Who are you favourite authors? Why? What is it about them you like?
Patrick O’Brian – Jack Aubrey and Stephen Maturin novels. Read them all, several times; great characters, all flawed, but engaging and recognisable in their concerns, dreams and aspirations – great description and detail and you feel you are part of their world. I also like the way that subtle humour drops in and suddenly makes you laugh out loud.
Jane Austen – Great characters, brilliantly observed and a world you can immerse and completely lose yourself in.

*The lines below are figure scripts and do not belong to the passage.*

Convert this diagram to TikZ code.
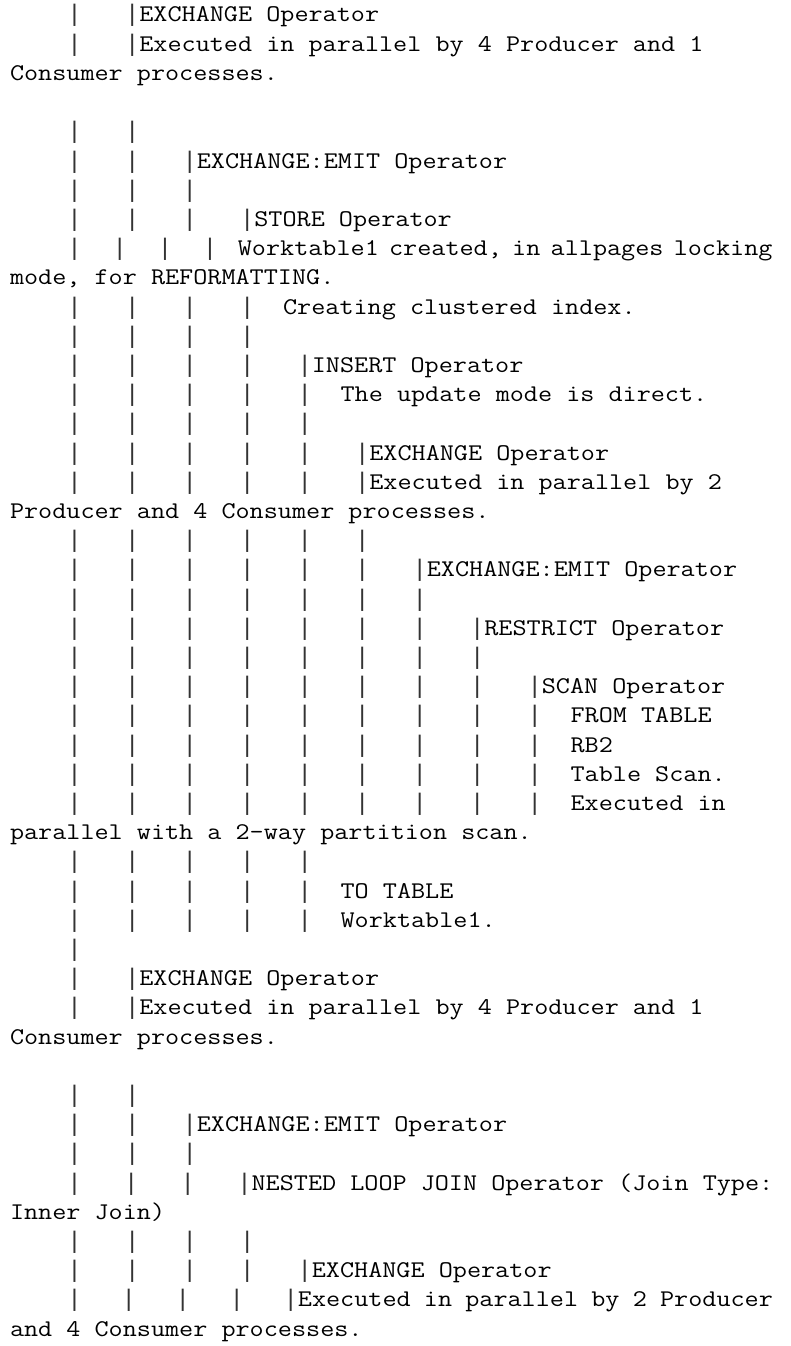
\documentclass[tikz,border=0pt]{standalone}
\usepackage{fontspec}
\newfontfamily\lmono[FakeStretch=1.1429]{Latin Modern Mono}
\newfontfamily\barfont{Liberation Mono}
\newcommand\rowbars[2]{%
  \foreach \i in {1,...,#2}{\node[barglyph] (b#1-\i) at ({74.6875+57.5*(\i-1)}, {22+29.2*#1}) {|};}}
\newcommand\rowcbars[3]{%
  \foreach \i in {1,...,#2}{\node[barglyph] (b#1-\i) at ({74.6875+#3*(\i-1)}, {22+29.2*#1}) {|};}}
\newcommand\rowtxt[3]{%
  \node[txtline] (t#1) at (#2, {22+29.2*#1}) {#3};}
\begin{document}
\begin{tikzpicture}[x=1pt,y=-1pt,
  txtline/.style={anchor=base west, inner sep=0pt, outer sep=0pt, text=black,
    font=\lmono\fontsize{23.96}{29.2}\selectfont},
  barglyph/.style={anchor=base, inner sep=0pt, outer sep=0pt, text=black!80,
    font=\barfont\fontsize{23.96}{29.2}\selectfont}]
\fill[white] (0,0) rectangle (791,1346);
\useasboundingbox (0,0) rectangle (791,1346);
% rows
\rowbars{0}{2}\rowtxt{0}{139.375}{EXCHANGE Operator}
\rowbars{1}{2}\rowtxt{1}{139.375}{Executed in parallel by 4 Producer and 1}
\rowtxt{2}{10}{Consumer processes.}
\rowbars{4}{2}
\rowbars{5}{3}\rowtxt{5}{196.875}{EXCHANGE:EMIT Operator}
\rowbars{6}{3}
\rowbars{7}{4}\rowtxt{7}{254.375}{STORE Operator}
\rowcbars{8}{4}{45.155}\rowtxt{8}{237.86}{\spaceskip=10.26pt\relax Worktable1 created, in allpages locking}
\rowtxt{9}{10}{mode, for REFORMATTING.}
\rowbars{10}{4}\rowtxt{10}{283.125}{Creating clustered index.}
\rowbars{11}{4}
\rowbars{12}{5}\rowtxt{12}{311.875}{INSERT Operator}
\rowbars{13}{5}\rowtxt{13}{340.625}{The update mode is direct.}
\rowbars{14}{5}
\rowbars{15}{6}\rowtxt{15}{369.375}{EXCHANGE Operator}
\rowbars{16}{6}\rowtxt{16}{369.375}{Executed in parallel by 2}
\rowtxt{17}{10}{Producer and 4 Consumer processes.}
\rowbars{18}{6}
\rowbars{19}{7}\rowtxt{19}{426.875}{EXCHANGE:EMIT Operator}
\rowbars{20}{7}
\rowbars{21}{8}\rowtxt{21}{484.375}{RESTRICT Operator}
\rowbars{22}{8}
\rowbars{23}{9}\rowtxt{23}{541.875}{SCAN Operator}
\rowbars{24}{9}\rowtxt{24}{570.625}{FROM TABLE}
\rowbars{25}{9}\rowtxt{25}{570.625}{RB2}
\rowbars{26}{9}\rowtxt{26}{570.625}{Table Scan.}
\rowbars{27}{9}\rowtxt{27}{570.625}{Executed in}
\rowtxt{28}{10}{parallel with a 2-way partition scan.}
\rowbars{29}{5}
\rowbars{30}{5}\rowtxt{30}{340.625}{TO TABLE}
\rowbars{31}{5}\rowtxt{31}{340.625}{Worktable1.}
\rowbars{32}{1}
\rowbars{33}{2}\rowtxt{33}{139.375}{EXCHANGE Operator}
\rowbars{34}{2}\rowtxt{34}{139.375}{Executed in parallel by 4 Producer and 1}
\rowtxt{35}{10}{Consumer processes.}
\rowbars{37}{2}
\rowbars{38}{3}\rowtxt{38}{196.875}{EXCHANGE:EMIT Operator}
\rowbars{39}{3}
\rowcbars{40}{4}{56.585}\rowtxt{40}{251.63}{\spaceskip=14.07pt\relax NESTED LOOP JOIN Operator (Join Type:}
\rowtxt{41}{10}{Inner Join)}
\rowbars{42}{4}
\rowbars{43}{5}\rowtxt{43}{311.875}{EXCHANGE Operator}
\rowcbars{44}{5}{54.005}\rowtxt{44}{297.9}{\spaceskip=13.21pt\relax Executed in parallel by 2 Producer}
\rowtxt{45}{10}{and 4 Consumer processes.}
\end{tikzpicture}
\end{document}
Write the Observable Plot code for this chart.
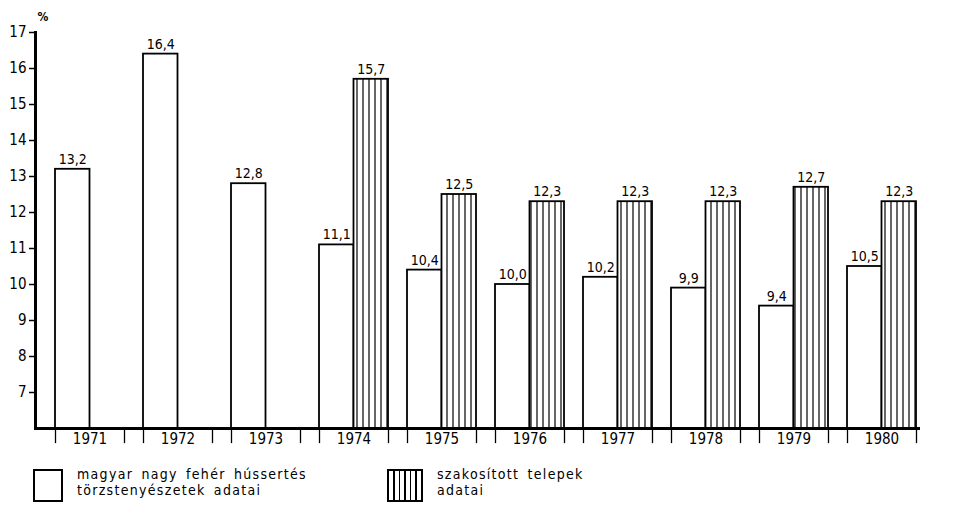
<!DOCTYPE html>
<html>
<head>
<meta charset="utf-8">
<script src="https://cdn.jsdelivr.net/npm/d3@7"></script>
<script src="https://cdn.jsdelivr.net/npm/@observablehq/plot@0.6"></script>
<style>
  html, body { margin: 0; padding: 0; background: #fff; }
  #wrap { position: relative; width: 958px; height: 508px; font-family: "DejaVu Sans Condensed", "Liberation Sans Narrow", sans-serif; color: #000; }
  #chart svg { display: block; }
  .sw { position: absolute; border: 2px solid #000; box-sizing: border-box; background: #fff; }
  .sw.h { background: repeating-linear-gradient(90deg, #fff 0 4px, #000 4px 5.5px); }
  .lt { position: absolute; font-size: 14px; line-height: 16px; white-space: nowrap; letter-spacing: 1.3px; word-spacing: 3px; }
</style>
</head>
<body>
<div id="wrap">
  <div id="chart"></div>
</div>
<script>
// ---- data ----
const years = ["1971","1972","1973","1974","1975","1976","1977","1978","1979","1980"];
const whiteValues = [13.2, 16.4, 12.8, 11.1, 10.4, 10.0, 10.2, 9.9, 9.4, 10.5];
const hatchedValues = [null, null, null, 15.7, 12.5, 12.3, 12.3, 12.3, 12.7, 12.3];
const yTicks = [7, 8, 9, 10, 11, 12, 13, 14, 15, 16, 17];
const yDomain = [6, 17];
const unitLabel = "%";
const legendLabels = ["magyar nagy fehér hússertés\ntörzstenyészetek adatai", "szakosított telepek\nadatai"];

// ---- layout ----
const W = 958, H = 455;
const mL = 35, mR = 22, mT = 32, mB = 27;
const pIn = 0.216, pOut = 0.227;
const step = (W - mL - mR) / (years.length - pIn + 2 * pOut);
const bw = step * (1 - pIn);
const half = bw / 2;
const BASE = yDomain[0];

const rows = years.map((y, i) => ({year: y, white: whiteValues[i], hatched: hatchedValues[i]}));
const hrows = rows.filter(d => d.hatched != null);
const loc = d3.formatLocale({decimal: ",", thousands: " ", grouping: [3], currency: ["", ""]});
const fmt = loc.format(".1f");

const svg = Plot.plot({
  width: W, height: H,
  marginLeft: mL, marginRight: mR, marginTop: mT, marginBottom: mB,
  style: {fontFamily: "'DejaVu Sans Condensed', 'Liberation Sans Narrow', sans-serif", background: "#fff", color: "#000"},
  x: {type: "band", domain: years, paddingInner: pIn, paddingOuter: pOut, axis: null},
  y: {domain: yDomain, axis: null},
  marks: [
    Plot.barY(rows, {x: "year", y1: BASE, y2: "white", fill: "white", stroke: "black", strokeWidth: 1.8, insetRight: half}),
    Plot.barY(hrows, {x: "year", y1: BASE, y2: "hatched", fill: "url(#hatch)", stroke: "black", strokeWidth: 1.8, insetLeft: half}),
    Plot.text(rows, {x: "year", y: "white", text: d => fmt(d.white), dx: -half / 2, dy: -10, fontSize: 14, fill: "black"}),
    Plot.text(hrows, {x: "year", y: "hatched", text: d => fmt(d.hatched), dx: half / 2, dy: -10, fontSize: 14, fill: "black"}),
    Plot.ruleY([BASE], {stroke: "black", strokeWidth: 3, insetRight: 16}),
    Plot.frame({anchor: "left", stroke: "black", strokeWidth: 3}),
    Plot.axisY({ticks: yTicks, tickSize: 6, tickPadding: 3, fontSize: 15, label: null, tickFormat: d => String(d), strokeWidth: 1.5}),
    Plot.axisX({tickSize: 0, tickPadding: 5, fontSize: 15, label: null}),
    Plot.ruleX(rows, {x: "year", y1: BASE, y2: BASE - 0.42, dx: -half, stroke: "black", strokeWidth: 1.3}),
    Plot.ruleX(rows, {x: "year", y1: BASE, y2: BASE - 0.42, dx: half, stroke: "black", strokeWidth: 1.3}),
    Plot.text([unitLabel], {frameAnchor: "top-left", text: d => d, dx: 2, dy: -20, fontSize: 12, fontWeight: "bold", fill: "black"})
  ]
});

const defs = d3.select(svg).insert("defs", ":first-child");
const pat = defs.append("pattern").attr("id", "hatch").attr("patternUnits", "userSpaceOnUse").attr("width", 6).attr("height", 10);
pat.append("rect").attr("width", 6).attr("height", 10).attr("fill", "white");
pat.append("line").attr("x1", 3).attr("x2", 3).attr("y1", 0).attr("y2", 10).attr("stroke", "black").attr("stroke-width", 1.2);

document.getElementById("chart").appendChild(svg);

// ---- legend ----
const wrap = document.getElementById("wrap");
const legendItems = [
  {cls: "sw", left: 33, width: 30, textLeft: 77, label: legendLabels[0]},
  {cls: "sw h", left: 387, width: 36, textLeft: 437, label: legendLabels[1]}
];
legendItems.forEach(it => {
  const b = document.createElement("div");
  b.className = it.cls;
  Object.assign(b.style, {left: it.left + "px", top: "469px", width: it.width + "px", height: "33px"});
  wrap.appendChild(b);
  const t = document.createElement("div");
  t.className = "lt";
  Object.assign(t.style, {left: it.textLeft + "px", top: "466px"});
  t.innerHTML = it.label.split("\n").join("<br>");
  wrap.appendChild(t);
});
</script>
</body>
</html>
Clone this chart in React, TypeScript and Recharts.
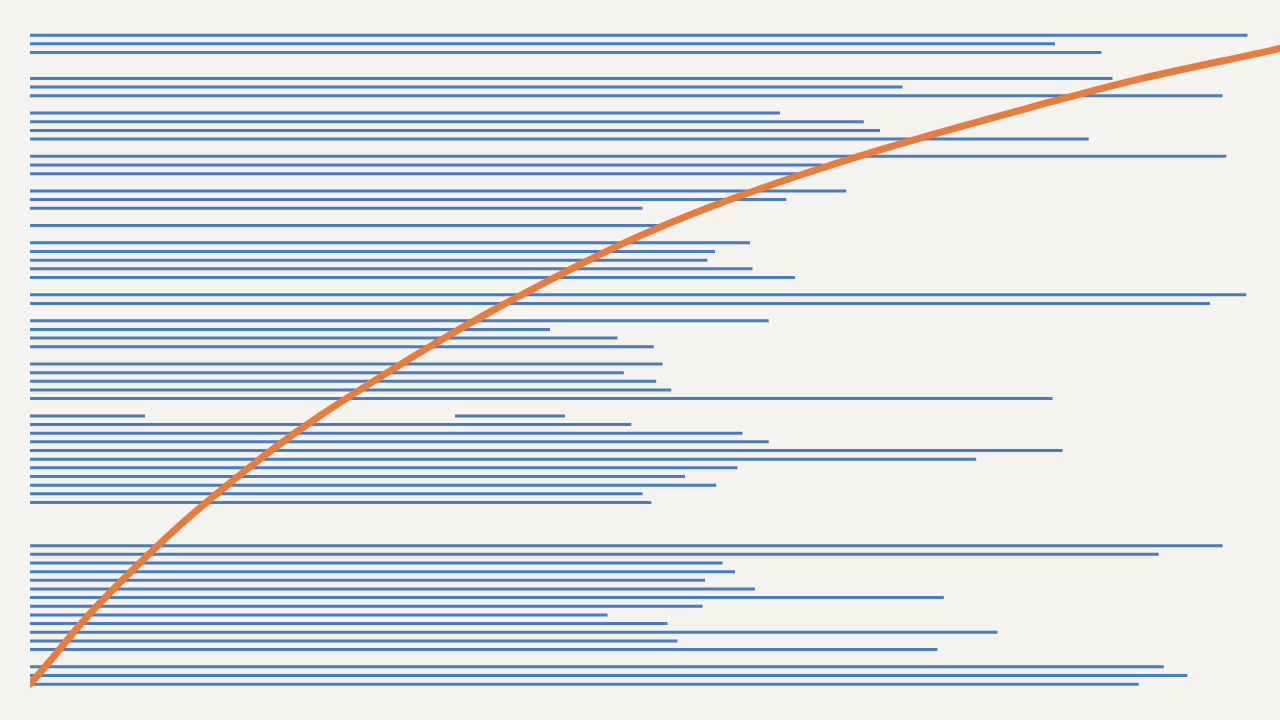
import { Bar, ComposedChart, Line, XAxis, YAxis } from "recharts"

// one entry per row slot, top to bottom; null = empty slot
const barLengths: (number | null)[] = [
  97.4, 82.0, 85.7, null, null, 86.6, 69.8, 95.4, null, 60.0,
  66.7, 68.0, 84.7, null, 95.7, 63.4, 61.4, null, 65.3, 60.5,
  49.0, null, 50.8, null, 57.6, 54.8, 54.2, 57.8, 61.2, null,
  97.3, 94.4, null, 59.1, 41.6, 47.0, 49.9, null, 50.6, 47.5,
  50.1, 51.3, 81.8, null, 9.2, 48.1, 57.0, 59.1, 82.6, 75.7,
  56.6, 52.4, 54.9, 49.0, 49.7, null, null, null, null, 95.4,
  90.3, 55.4, 56.4, 54.0, 58.0, 73.1, 53.8, 46.2, 51.0, 77.4,
  51.8, 72.6, null, 90.7, 92.6, 88.7,
]

// the one broken row: [slot, gap, second piece]
const splitRows: [number, number, number][] = [[44, 24.8, 8.8]]

// cumulative curve read at some slots: [slot, value]
const curvePoints: [number, number][] = [
  [0, 104.4], [2, 98.6], [5, 89.0], [8, 81.0], [12, 71.0], [16, 62.0],
  [20, 54.2], [24, 47.6], [28, 42.0], [32, 36.8], [36, 32.0], [40, 27.5],
  [44, 23.2], [48, 19.3], [52, 15.8], [56, 12.5], [60, 9.5], [64, 6.7],
  [68, 4.1], [72, 1.8], [75, 0],
]

const data = barLengths.map((len, i) => {
  const split = splitRows.find((s) => s[0] === i)
  const curve = curvePoints.find((c) => c[0] === i)
  return {
    row: `R${i + 1}`,
    len,
    gap: split ? split[1] : null,
    tail: split ? split[2] : null,
    cum: curve ? curve[1] : null,
  }
})

export default function App() {
  return (
    <div style={{ position: "absolute", left: 0, top: 0, width: 1280, height: 720, background: "#f4f3ef" }}>
      <ComposedChart
        width={1280}
        height={720}
        data={data}
        layout="vertical"
        margin={{ top: 30.7, right: 0, left: 30, bottom: 31.7 }}
      >
        <XAxis type="number" domain={[0, 100]} allowDataOverflow hide />
        <YAxis type="category" dataKey="row" hide />
        <Bar dataKey="len" stackId="a" fill="#4a7cc2" barSize={3} isAnimationActive={false} />
        <Bar dataKey="gap" stackId="a" fill="transparent" barSize={3} isAnimationActive={false} />
        <Bar dataKey="tail" stackId="a" fill="#4a7cc2" barSize={3} isAnimationActive={false} />
        <Line
          type="natural"
          dataKey="cum"
          stroke="#e97b3c"
          strokeWidth={7}
          strokeLinecap="round"
          dot={false}
          connectNulls
          isAnimationActive={false}
        />
      </ComposedChart>
    </div>
  )
}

Patrick Leigh Fermor – not just an author, and at his best in his books about places and travel, that incorporate wonderful, lyrical prose description. His book on the Mani in southern Greece and his walk from London to Constantinople in Between the Woods and the Water and A Time of Gifts are some of my very favourite reads.
How long did it take you to write? Did you find it easy/difficult, why?
A long time! Over eight years from first paragraph to publication. A growing family, the demands of paid work and lots of other things that we wanted to go and do all made for very slow progress. Several concerted efforts on Greek holidays however and then a seven month break from work brought it to its pre-edited conclusion. I love the writing and the research and with dedicated time, although I am constantly writing and then editing, I find it not easy, but enjoyably challenging and I make good progress. Fitting that in with lots of other interests and commitments has been the most difficult thing.
What advice would you give people having a go at writing/publishing?
It can be a long road – but don’t give in!
What’s next for you?
The next extract from the Chronicle of the Dewnan – it will jump forward several years and to what happened next with the characters in This Sacred Land, as well as introducing some new characters.